● **Task to complete**
All of the data that follows should be retyped exactly, please, except the pictures.

-- start of Dataset extract --

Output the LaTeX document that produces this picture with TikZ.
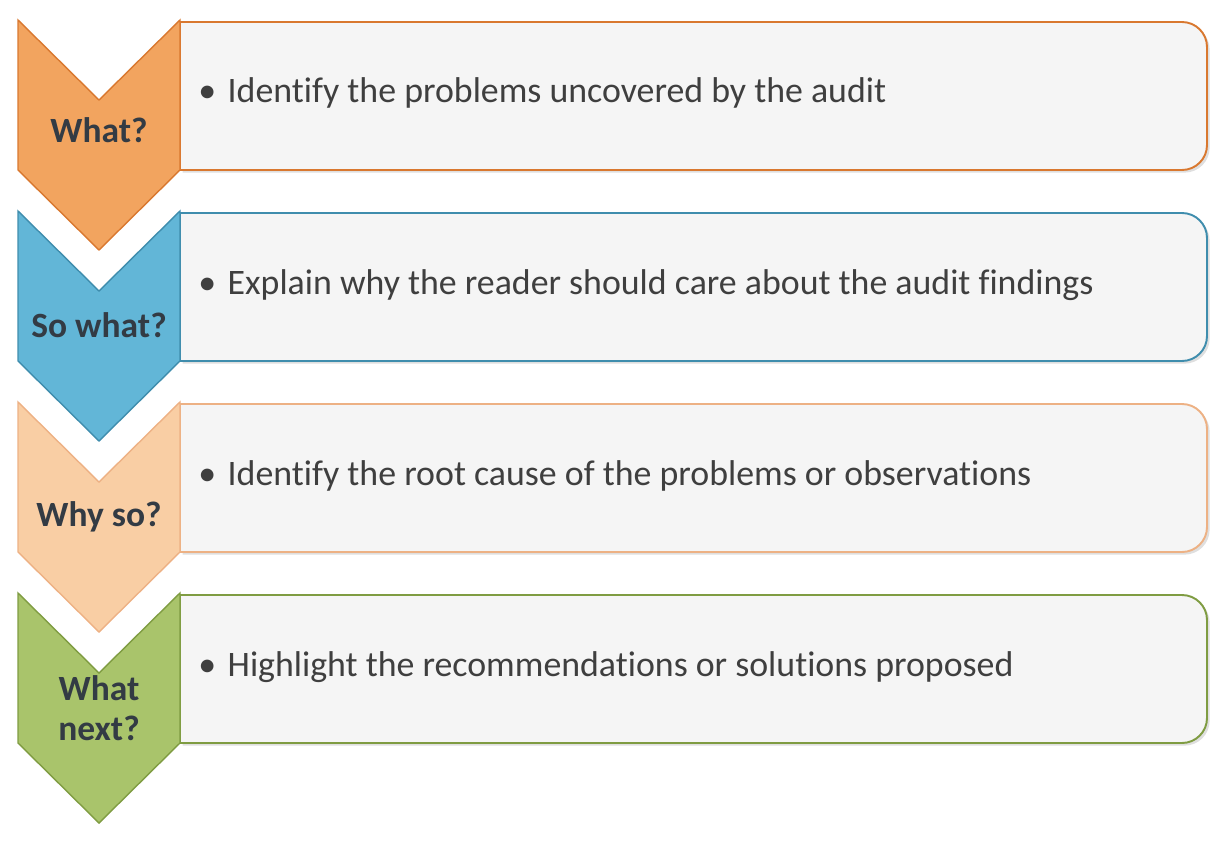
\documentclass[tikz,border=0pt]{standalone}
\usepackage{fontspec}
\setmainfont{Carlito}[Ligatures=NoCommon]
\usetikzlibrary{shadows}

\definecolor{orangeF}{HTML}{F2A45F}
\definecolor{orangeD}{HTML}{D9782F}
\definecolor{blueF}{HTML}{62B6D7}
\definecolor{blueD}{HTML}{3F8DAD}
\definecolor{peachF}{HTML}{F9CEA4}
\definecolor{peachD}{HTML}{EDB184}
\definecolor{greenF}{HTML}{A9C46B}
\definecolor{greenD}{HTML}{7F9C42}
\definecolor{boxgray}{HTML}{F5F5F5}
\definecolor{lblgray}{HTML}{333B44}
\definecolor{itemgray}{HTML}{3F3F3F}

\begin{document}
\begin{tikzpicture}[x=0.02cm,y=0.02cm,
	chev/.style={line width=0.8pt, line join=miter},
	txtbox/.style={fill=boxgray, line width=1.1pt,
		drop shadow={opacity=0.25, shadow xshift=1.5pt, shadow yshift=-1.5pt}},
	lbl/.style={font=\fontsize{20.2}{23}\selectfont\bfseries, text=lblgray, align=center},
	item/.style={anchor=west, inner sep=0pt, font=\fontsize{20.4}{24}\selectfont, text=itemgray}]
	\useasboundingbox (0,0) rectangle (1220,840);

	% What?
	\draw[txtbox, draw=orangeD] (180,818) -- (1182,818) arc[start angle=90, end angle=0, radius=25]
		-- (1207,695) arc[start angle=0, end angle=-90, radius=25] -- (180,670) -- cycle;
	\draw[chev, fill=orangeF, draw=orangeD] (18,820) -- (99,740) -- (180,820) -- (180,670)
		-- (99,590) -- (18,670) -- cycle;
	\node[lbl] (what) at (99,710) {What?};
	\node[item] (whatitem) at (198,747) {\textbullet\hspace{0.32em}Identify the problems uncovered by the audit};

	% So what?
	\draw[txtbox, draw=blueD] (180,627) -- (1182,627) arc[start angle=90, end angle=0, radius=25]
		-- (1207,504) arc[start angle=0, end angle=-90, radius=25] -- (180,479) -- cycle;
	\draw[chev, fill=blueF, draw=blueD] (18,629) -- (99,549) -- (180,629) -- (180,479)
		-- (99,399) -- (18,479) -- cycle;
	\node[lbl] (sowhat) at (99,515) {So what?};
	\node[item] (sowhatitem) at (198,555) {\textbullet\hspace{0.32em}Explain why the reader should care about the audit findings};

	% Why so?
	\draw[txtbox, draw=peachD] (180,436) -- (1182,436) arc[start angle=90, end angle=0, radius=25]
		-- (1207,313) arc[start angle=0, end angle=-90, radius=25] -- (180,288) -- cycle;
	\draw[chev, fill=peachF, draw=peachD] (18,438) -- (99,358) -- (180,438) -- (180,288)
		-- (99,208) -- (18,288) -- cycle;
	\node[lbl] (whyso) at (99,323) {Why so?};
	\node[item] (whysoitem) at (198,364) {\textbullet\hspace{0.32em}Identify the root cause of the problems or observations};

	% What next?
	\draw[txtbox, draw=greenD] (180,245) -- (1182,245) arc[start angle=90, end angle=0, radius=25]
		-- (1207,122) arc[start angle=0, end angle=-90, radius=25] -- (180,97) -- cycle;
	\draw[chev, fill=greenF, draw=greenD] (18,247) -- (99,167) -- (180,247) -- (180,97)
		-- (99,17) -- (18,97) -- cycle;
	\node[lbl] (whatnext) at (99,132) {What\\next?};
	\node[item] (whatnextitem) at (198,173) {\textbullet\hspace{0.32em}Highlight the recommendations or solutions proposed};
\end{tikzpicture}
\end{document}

-- end of Dataset extract --

● **Reply**
Output the LaTeX document that produces this picture with TikZ.
\documentclass[tikz,border=0pt]{standalone}
\usepackage{fontspec}
\setmainfont{Carlito}[Ligatures=NoCommon]
\usetikzlibrary{shadows}

\definecolor{orangeF}{HTML}{F2A45F}
\definecolor{orangeD}{HTML}{D9782F}
\definecolor{blueF}{HTML}{62B6D7}
\definecolor{blueD}{HTML}{3F8DAD}
\definecolor{peachF}{HTML}{F9CEA4}
\definecolor{peachD}{HTML}{EDB184}
\definecolor{greenF}{HTML}{A9C46B}
\definecolor{greenD}{HTML}{7F9C42}
\definecolor{boxgray}{HTML}{F5F5F5}
\definecolor{lblgray}{HTML}{333B44}
\definecolor{itemgray}{HTML}{3F3F3F}

\begin{document}
\begin{tikzpicture}[x=0.02cm,y=0.02cm,
	chev/.style={line width=0.8pt, line join=miter},
	txtbox/.style={fill=boxgray, line width=1.1pt,
		drop shadow={opacity=0.25, shadow xshift=1.5pt, shadow yshift=-1.5pt}},
	lbl/.style={font=\fontsize{20.2}{23}\selectfont\bfseries, text=lblgray, align=center},
	item/.style={anchor=west, inner sep=0pt, font=\fontsize{20.4}{24}\selectfont, text=itemgray}]
	\useasboundingbox (0,0) rectangle (1220,840);

	% What?
	\draw[txtbox, draw=orangeD] (180,818) -- (1182,818) arc[start angle=90, end angle=0, radius=25]
		-- (1207,695) arc[start angle=0, end angle=-90, radius=25] -- (180,670) -- cycle;
	\draw[chev, fill=orangeF, draw=orangeD] (18,820) -- (99,740) -- (180,820) -- (180,670)
		-- (99,590) -- (18,670) -- cycle;
	\node[lbl] (what) at (99,710) {What?};
	\node[item] (whatitem) at (198,747) {\textbullet\hspace{0.32em}Identify the problems uncovered by the audit};

	% So what?
	\draw[txtbox, draw=blueD] (180,627) -- (1182,627) arc[start angle=90, end angle=0, radius=25]
		-- (1207,504) arc[start angle=0, end angle=-90, radius=25] -- (180,479) -- cycle;
	\draw[chev, fill=blueF, draw=blueD] (18,629) -- (99,549) -- (180,629) -- (180,479)
		-- (99,399) -- (18,479) -- cycle;
	\node[lbl] (sowhat) at (99,515) {So what?};
	\node[item] (sowhatitem) at (198,555) {\textbullet\hspace{0.32em}Explain why the reader should care about the audit findings};

	% Why so?
	\draw[txtbox, draw=peachD] (180,436) -- (1182,436) arc[start angle=90, end angle=0, radius=25]
		-- (1207,313) arc[start angle=0, end angle=-90, radius=25] -- (180,288) -- cycle;
	\draw[chev, fill=peachF, draw=peachD] (18,438) -- (99,358) -- (180,438) -- (180,288)
		-- (99,208) -- (18,288) -- cycle;
	\node[lbl] (whyso) at (99,323) {Why so?};
	\node[item] (whysoitem) at (198,364) {\textbullet\hspace{0.32em}Identify the root cause of the problems or observations};

	% What next?
	\draw[txtbox, draw=greenD] (180,245) -- (1182,245) arc[start angle=90, end angle=0, radius=25]
		-- (1207,122) arc[start angle=0, end angle=-90, radius=25] -- (180,97) -- cycle;
	\draw[chev, fill=greenF, draw=greenD] (18,247) -- (99,167) -- (180,247) -- (180,97)
		-- (99,17) -- (18,97) -- cycle;
	\node[lbl] (whatnext) at (99,132) {What\\next?};
	\node[item] (whatnextitem) at (198,173) {\textbullet\hspace{0.32em}Highlight the recommendations or solutions proposed};
\end{tikzpicture}
\end{document}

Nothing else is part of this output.